I feel compelled to add a few more thoughts about last night's post on the computer demise. Now, this really isn't the subject matter that I want to put on this blog, but I feel like writing this so I have to humor myself and let the words leave my fingers! Just like those nandina berries last year that I couldn't leave alone.
So, I lost the computer. The pictures weren't an issue, thankfully. But I did loose several e-mails that I hope I don't need. I lost a few contacts; I had never put a lot on the notebook so I didn't suffer too much loss. And I lost my web favorites, probably the hardest thing to re-establish. The documents that I think I had on the hard drive were mostly research related.
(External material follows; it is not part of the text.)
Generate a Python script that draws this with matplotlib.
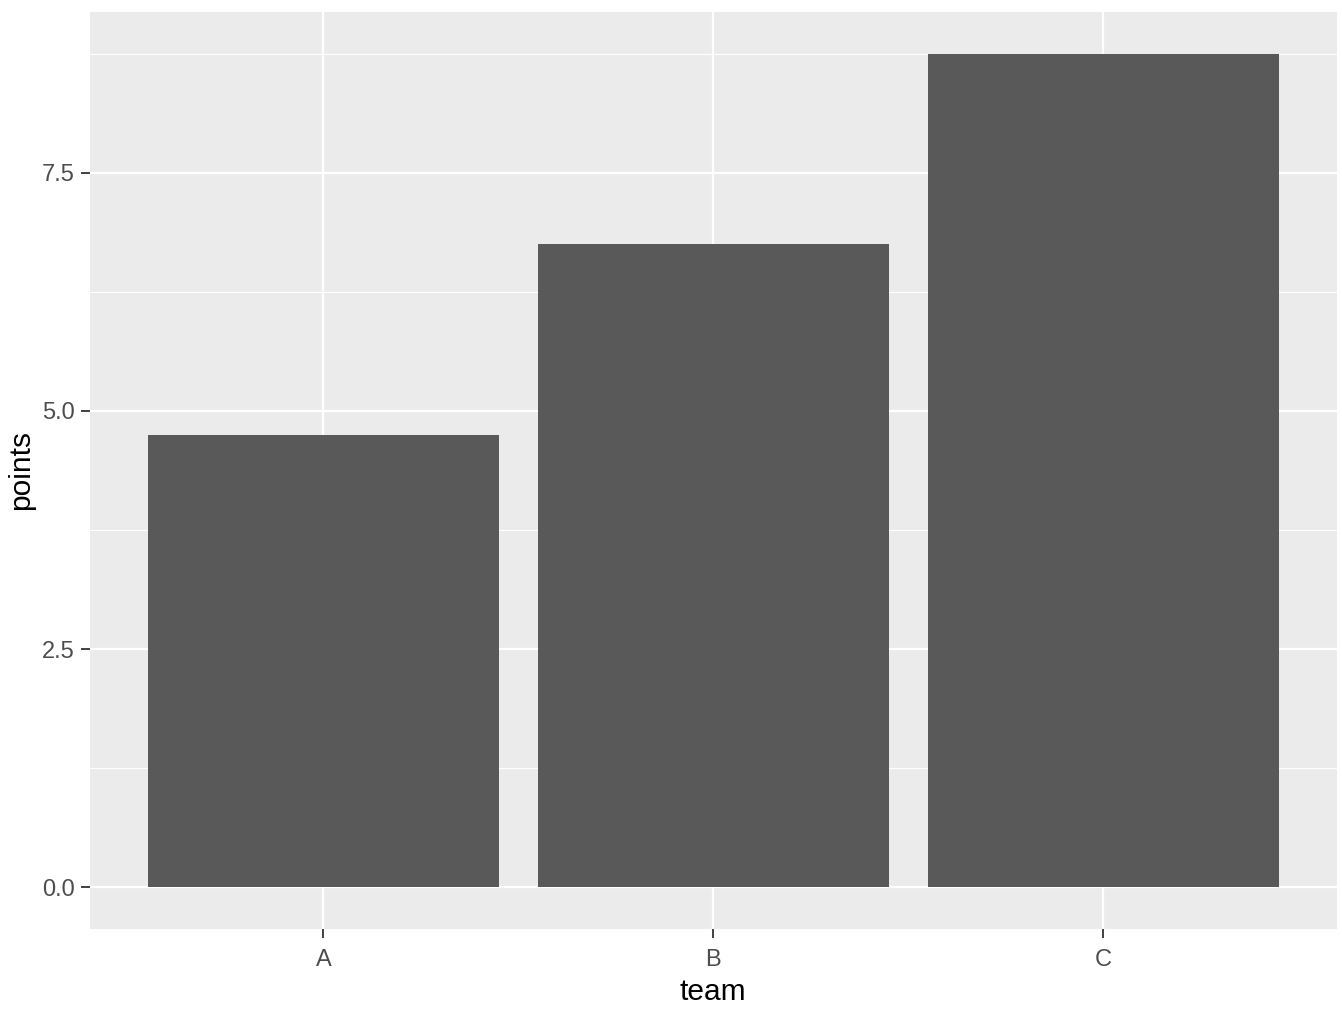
import matplotlib
matplotlib.use("Agg")
import matplotlib.pyplot as plt
from matplotlib.ticker import MultipleLocator

# data
teams = ["A", "B", "C"]
points = [4.75, 6.75, 8.75]

plt.rcParams['font.family'] = ['Liberation Sans', 'DejaVu Sans']

W, H = 1342, 1016
fig = plt.figure(figsize=(W / 100, H / 100), dpi=100)
ax = fig.add_axes([89.5 / W, (H - 929) / H, (1337 - 89.5) / W, (929 - 12) / H])

x = list(range(1, len(teams) + 1))
ax.bar(x, points, width=0.9, color="#595959", zorder=3)

# ggplot-like expansion
ax.set_xlim(0.4, len(teams) + 0.6)
top = max(points)
ax.set_ylim(-0.05 * top, top * 1.05)

ax.set_facecolor("#EBEBEB")
for s in ax.spines.values():
    s.set_visible(False)

ax.set_xticks(x)
ax.set_xticklabels(teams)
ax.yaxis.set_major_locator(MultipleLocator(2.5))
ax.yaxis.set_minor_locator(MultipleLocator(1.25))
ax.yaxis.set_major_formatter(matplotlib.ticker.FormatStrFormatter("%.1f"))

ax.grid(which="major", color="white", linewidth=1.6, zorder=0)
ax.grid(which="minor", axis="y", color="white", linewidth=0.8, zorder=0)
ax.set_axisbelow(True)

ax.tick_params(which="major", length=6.5, width=1.3, color="#333333",
               labelcolor="#4D4D4D", labelsize=17)
ax.tick_params(axis="y", pad=4)
ax.tick_params(axis="x", pad=8)
ax.tick_params(which="minor", length=0)

ax.set_xlabel("team", fontsize=21.5, color="black", labelpad=5)
ax.set_ylabel("points", fontsize=21.5, color="black", labelpad=5)

fig.savefig("out.png", dpi=100, facecolor="white")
I also lost all the formatted references I had accumulated in Word. But, what's lost is lost. Like the old saying goes, there' no point in crying over spilt milk.
The lesson I'm getting is that I need to organize information. If I want to rely on digital retrieval, then it has to be in order and stored securely. A process has to be in place. In re-creating some of the information I realized that I need to get a list of logon's and passwords together and store securely, too. I know you aren't supposed to do that, but how else will I remember all of them? What about going back to paper storage, I'm thinking about that as well for a back-up? I know that paper can be lost or destroyed, but is sure seems simple to start putting contacts into the old paper day-planner again.
Final thought: Am I addicted to the computer? Or dependent? Is it a security blanket for me? Is it a convenience? Or just a connection with the world? As I picked up the broken pieces Sunday night I was horrified that I had no access to the cyber world and was almost frantic until I plugged the new one in. The question is: Could I live without it?